## Direction:
Return only the lines from the top of the data down to the one that holds "(0,0) rectangle (638,451);", both included, without any pictures.
»»
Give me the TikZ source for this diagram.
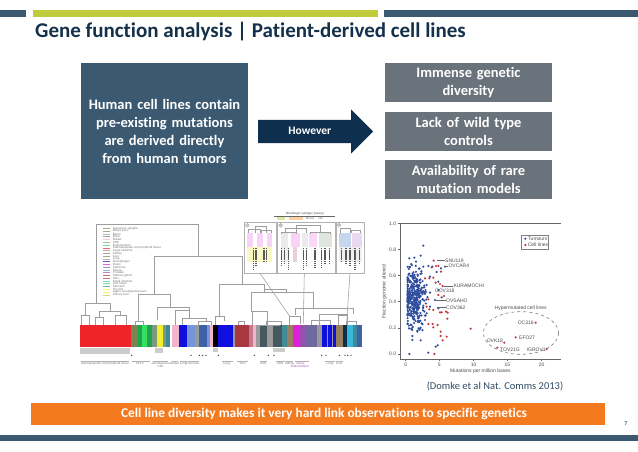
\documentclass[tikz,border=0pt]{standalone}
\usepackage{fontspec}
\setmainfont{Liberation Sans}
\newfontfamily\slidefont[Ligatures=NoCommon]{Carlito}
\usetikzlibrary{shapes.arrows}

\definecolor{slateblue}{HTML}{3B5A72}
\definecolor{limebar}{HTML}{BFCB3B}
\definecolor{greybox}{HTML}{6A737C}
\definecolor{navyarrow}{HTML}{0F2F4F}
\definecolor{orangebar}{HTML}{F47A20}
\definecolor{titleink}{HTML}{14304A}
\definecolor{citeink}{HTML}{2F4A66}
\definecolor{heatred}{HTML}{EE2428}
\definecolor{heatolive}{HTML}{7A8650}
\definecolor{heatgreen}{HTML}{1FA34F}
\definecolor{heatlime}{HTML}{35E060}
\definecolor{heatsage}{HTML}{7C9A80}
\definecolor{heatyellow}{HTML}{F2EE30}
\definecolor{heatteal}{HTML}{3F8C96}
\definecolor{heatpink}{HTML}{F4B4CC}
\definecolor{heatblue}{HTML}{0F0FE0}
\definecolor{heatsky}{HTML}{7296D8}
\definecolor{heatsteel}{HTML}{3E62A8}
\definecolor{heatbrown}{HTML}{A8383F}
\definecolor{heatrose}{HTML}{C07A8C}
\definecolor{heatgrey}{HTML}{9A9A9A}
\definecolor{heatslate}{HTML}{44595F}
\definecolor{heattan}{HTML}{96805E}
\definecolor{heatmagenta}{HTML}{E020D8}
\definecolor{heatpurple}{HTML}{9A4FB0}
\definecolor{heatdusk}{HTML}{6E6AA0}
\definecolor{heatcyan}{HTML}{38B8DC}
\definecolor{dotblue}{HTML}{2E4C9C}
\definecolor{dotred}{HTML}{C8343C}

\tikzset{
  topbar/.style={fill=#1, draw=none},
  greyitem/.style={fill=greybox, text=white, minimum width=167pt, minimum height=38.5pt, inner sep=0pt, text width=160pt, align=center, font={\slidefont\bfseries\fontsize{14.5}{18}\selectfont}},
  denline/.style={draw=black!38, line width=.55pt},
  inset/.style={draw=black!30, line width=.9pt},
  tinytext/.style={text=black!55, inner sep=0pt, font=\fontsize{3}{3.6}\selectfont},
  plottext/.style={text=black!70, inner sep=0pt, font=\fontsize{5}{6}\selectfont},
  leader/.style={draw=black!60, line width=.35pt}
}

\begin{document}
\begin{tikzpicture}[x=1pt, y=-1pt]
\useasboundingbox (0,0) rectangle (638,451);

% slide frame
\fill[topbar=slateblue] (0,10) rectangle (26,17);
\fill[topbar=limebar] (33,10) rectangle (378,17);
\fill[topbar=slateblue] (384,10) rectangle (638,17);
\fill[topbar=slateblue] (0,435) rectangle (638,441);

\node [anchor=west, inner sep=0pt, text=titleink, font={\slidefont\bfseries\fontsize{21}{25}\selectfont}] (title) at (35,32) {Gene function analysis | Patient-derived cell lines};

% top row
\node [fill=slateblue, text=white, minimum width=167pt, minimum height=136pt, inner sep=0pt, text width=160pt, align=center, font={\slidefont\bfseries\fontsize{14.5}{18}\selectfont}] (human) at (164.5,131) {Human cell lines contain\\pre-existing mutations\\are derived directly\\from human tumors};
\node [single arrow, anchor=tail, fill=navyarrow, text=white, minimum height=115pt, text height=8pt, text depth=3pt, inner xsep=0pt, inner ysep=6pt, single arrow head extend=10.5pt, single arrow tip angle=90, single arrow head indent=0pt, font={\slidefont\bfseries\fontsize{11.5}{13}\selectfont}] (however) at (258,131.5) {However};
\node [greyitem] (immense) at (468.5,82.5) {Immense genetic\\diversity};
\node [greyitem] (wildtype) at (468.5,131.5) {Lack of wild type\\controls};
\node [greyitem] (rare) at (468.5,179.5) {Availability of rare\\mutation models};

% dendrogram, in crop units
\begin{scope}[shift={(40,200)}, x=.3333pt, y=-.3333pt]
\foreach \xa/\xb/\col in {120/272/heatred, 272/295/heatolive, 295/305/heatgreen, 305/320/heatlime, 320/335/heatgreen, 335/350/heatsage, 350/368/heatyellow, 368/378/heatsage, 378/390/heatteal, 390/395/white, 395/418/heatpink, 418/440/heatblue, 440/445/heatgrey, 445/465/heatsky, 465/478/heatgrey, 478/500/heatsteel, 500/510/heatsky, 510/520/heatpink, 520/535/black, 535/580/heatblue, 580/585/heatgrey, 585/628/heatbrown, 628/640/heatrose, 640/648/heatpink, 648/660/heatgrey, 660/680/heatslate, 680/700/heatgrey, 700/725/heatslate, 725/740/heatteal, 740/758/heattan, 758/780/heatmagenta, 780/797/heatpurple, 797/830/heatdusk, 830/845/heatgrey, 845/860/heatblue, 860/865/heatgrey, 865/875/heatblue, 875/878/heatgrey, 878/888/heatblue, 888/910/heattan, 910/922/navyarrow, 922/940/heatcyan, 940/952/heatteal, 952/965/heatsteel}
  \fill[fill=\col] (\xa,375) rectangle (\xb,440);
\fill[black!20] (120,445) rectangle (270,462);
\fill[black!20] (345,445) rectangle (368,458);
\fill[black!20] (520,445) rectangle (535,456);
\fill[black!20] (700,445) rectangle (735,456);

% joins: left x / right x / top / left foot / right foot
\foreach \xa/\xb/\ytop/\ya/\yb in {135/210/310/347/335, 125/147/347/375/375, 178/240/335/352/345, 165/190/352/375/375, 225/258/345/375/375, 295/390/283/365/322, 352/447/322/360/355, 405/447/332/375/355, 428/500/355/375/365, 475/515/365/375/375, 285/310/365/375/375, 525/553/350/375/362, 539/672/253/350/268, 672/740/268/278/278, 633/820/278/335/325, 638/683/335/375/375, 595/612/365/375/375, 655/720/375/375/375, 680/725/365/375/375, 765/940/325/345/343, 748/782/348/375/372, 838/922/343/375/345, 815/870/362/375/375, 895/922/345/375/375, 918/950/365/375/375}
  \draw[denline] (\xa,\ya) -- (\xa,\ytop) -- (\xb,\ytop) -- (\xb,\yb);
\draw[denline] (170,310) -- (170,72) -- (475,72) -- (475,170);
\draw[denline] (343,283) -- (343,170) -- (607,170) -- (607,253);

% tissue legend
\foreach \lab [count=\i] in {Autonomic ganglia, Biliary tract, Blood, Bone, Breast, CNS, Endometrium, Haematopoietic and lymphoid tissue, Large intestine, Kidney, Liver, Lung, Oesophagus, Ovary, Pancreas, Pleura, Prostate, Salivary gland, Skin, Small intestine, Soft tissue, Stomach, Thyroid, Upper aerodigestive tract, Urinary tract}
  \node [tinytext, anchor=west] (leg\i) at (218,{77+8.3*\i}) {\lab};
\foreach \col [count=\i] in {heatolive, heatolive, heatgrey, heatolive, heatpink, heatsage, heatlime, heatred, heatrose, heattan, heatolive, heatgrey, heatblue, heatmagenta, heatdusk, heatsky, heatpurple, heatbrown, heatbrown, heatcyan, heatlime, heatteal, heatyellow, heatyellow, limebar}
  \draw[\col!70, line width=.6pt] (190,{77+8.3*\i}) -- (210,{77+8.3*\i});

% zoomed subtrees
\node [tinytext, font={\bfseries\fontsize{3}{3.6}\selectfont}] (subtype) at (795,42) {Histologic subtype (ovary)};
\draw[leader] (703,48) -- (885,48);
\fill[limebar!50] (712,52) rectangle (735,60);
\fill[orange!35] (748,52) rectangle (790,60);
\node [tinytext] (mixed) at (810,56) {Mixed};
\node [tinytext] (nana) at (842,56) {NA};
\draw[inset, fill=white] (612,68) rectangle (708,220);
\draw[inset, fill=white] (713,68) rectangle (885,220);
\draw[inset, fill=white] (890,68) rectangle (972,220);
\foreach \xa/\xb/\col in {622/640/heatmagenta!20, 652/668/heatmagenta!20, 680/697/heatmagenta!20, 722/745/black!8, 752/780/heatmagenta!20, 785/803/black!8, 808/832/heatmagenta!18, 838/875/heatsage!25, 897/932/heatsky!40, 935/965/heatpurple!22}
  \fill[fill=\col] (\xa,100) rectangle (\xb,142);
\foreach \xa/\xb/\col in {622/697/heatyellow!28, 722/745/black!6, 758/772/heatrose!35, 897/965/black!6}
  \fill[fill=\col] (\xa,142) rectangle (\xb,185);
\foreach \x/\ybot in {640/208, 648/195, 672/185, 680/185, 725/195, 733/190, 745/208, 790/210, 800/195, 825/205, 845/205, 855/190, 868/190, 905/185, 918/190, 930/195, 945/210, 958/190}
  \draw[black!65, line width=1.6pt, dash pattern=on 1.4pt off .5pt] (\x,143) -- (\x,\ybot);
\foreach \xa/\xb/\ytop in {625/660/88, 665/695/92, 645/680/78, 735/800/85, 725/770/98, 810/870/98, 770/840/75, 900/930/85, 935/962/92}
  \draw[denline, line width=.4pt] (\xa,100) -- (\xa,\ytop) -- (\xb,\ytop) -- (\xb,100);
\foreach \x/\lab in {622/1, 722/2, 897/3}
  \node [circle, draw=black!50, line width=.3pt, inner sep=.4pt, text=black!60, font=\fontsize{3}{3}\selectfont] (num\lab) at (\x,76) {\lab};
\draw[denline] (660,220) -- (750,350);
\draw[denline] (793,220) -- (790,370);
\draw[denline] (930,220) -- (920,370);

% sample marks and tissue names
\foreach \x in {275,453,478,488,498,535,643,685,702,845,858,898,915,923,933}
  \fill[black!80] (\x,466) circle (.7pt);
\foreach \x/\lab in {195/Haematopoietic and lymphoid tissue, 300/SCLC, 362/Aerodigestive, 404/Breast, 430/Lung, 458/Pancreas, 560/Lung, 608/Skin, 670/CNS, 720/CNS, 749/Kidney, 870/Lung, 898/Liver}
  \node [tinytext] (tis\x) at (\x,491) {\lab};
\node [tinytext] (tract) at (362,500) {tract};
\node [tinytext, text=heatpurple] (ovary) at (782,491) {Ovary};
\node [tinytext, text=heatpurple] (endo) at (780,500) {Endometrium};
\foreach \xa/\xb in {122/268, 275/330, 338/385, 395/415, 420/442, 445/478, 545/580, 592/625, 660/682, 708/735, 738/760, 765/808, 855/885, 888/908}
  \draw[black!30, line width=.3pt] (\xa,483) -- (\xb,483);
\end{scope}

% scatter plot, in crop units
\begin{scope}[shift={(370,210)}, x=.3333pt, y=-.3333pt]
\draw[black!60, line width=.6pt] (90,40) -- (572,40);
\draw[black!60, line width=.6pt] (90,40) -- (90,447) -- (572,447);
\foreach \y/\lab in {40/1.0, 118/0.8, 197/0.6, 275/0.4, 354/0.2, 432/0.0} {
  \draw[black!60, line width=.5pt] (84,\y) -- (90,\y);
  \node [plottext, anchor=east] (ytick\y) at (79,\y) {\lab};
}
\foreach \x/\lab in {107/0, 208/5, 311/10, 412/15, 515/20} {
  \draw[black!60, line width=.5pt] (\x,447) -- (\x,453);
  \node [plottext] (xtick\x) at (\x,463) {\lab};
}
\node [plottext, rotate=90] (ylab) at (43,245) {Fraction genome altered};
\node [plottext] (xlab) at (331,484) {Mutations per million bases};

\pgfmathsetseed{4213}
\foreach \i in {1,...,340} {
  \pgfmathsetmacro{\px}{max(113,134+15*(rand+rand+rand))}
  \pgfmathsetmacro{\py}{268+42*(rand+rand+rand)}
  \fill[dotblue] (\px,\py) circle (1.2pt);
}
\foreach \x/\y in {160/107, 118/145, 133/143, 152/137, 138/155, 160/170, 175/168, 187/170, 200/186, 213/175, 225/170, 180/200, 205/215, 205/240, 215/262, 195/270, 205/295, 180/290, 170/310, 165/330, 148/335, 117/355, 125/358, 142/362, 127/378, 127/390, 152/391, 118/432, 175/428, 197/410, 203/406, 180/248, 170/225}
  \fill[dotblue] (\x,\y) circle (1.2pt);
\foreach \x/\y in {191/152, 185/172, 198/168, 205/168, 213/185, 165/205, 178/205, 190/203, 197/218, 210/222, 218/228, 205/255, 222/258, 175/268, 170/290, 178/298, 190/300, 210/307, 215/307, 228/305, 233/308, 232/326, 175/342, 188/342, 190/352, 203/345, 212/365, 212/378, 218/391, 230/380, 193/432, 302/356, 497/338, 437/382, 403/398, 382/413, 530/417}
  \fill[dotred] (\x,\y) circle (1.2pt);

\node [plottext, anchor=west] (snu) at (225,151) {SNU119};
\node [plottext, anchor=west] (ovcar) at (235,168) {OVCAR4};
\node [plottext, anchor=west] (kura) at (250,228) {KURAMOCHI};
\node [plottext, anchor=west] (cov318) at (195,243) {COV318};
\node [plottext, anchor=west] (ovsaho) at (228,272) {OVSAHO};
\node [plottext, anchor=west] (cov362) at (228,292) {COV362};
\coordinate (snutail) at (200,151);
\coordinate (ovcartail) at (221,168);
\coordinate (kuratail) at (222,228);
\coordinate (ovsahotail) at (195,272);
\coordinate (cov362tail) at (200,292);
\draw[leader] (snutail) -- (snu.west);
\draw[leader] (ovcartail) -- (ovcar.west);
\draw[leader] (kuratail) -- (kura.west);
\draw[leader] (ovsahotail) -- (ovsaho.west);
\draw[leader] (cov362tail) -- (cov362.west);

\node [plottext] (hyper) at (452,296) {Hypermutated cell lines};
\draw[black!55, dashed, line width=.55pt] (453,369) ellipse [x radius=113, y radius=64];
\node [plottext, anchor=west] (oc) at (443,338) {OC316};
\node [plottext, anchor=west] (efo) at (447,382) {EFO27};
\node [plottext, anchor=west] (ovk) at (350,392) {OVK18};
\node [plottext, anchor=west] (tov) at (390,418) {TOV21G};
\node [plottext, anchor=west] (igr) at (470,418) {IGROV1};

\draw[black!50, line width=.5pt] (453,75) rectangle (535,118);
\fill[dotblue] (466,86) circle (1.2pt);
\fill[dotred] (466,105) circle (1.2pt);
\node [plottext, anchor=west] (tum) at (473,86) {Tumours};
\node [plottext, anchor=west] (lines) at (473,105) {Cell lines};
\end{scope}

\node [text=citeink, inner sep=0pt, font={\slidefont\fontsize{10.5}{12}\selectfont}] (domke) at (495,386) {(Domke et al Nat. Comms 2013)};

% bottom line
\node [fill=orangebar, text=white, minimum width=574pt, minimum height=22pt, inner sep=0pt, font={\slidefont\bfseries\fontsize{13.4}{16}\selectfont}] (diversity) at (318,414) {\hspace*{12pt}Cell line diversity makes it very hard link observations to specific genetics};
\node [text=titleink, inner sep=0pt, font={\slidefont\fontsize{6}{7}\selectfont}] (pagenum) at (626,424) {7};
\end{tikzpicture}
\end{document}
««
## Worked solution:
Give me the TikZ source for this diagram.
\documentclass[tikz,border=0pt]{standalone}
\usepackage{fontspec}
\setmainfont{Liberation Sans}
\newfontfamily\slidefont[Ligatures=NoCommon]{Carlito}
\usetikzlibrary{shapes.arrows}

\definecolor{slateblue}{HTML}{3B5A72}
\definecolor{limebar}{HTML}{BFCB3B}
\definecolor{greybox}{HTML}{6A737C}
\definecolor{navyarrow}{HTML}{0F2F4F}
\definecolor{orangebar}{HTML}{F47A20}
\definecolor{titleink}{HTML}{14304A}
\definecolor{citeink}{HTML}{2F4A66}
\definecolor{heatred}{HTML}{EE2428}
\definecolor{heatolive}{HTML}{7A8650}
\definecolor{heatgreen}{HTML}{1FA34F}
\definecolor{heatlime}{HTML}{35E060}
\definecolor{heatsage}{HTML}{7C9A80}
\definecolor{heatyellow}{HTML}{F2EE30}
\definecolor{heatteal}{HTML}{3F8C96}
\definecolor{heatpink}{HTML}{F4B4CC}
\definecolor{heatblue}{HTML}{0F0FE0}
\definecolor{heatsky}{HTML}{7296D8}
\definecolor{heatsteel}{HTML}{3E62A8}
\definecolor{heatbrown}{HTML}{A8383F}
\definecolor{heatrose}{HTML}{C07A8C}
\definecolor{heatgrey}{HTML}{9A9A9A}
\definecolor{heatslate}{HTML}{44595F}
\definecolor{heattan}{HTML}{96805E}
\definecolor{heatmagenta}{HTML}{E020D8}
\definecolor{heatpurple}{HTML}{9A4FB0}
\definecolor{heatdusk}{HTML}{6E6AA0}
\definecolor{heatcyan}{HTML}{38B8DC}
\definecolor{dotblue}{HTML}{2E4C9C}
\definecolor{dotred}{HTML}{C8343C}

\tikzset{
  topbar/.style={fill=#1, draw=none},
  greyitem/.style={fill=greybox, text=white, minimum width=167pt, minimum height=38.5pt, inner sep=0pt, text width=160pt, align=center, font={\slidefont\bfseries\fontsize{14.5}{18}\selectfont}},
  denline/.style={draw=black!38, line width=.55pt},
  inset/.style={draw=black!30, line width=.9pt},
  tinytext/.style={text=black!55, inner sep=0pt, font=\fontsize{3}{3.6}\selectfont},
  plottext/.style={text=black!70, inner sep=0pt, font=\fontsize{5}{6}\selectfont},
  leader/.style={draw=black!60, line width=.35pt}
}

\begin{document}
\begin{tikzpicture}[x=1pt, y=-1pt]
\useasboundingbox (0,0) rectangle (638,451);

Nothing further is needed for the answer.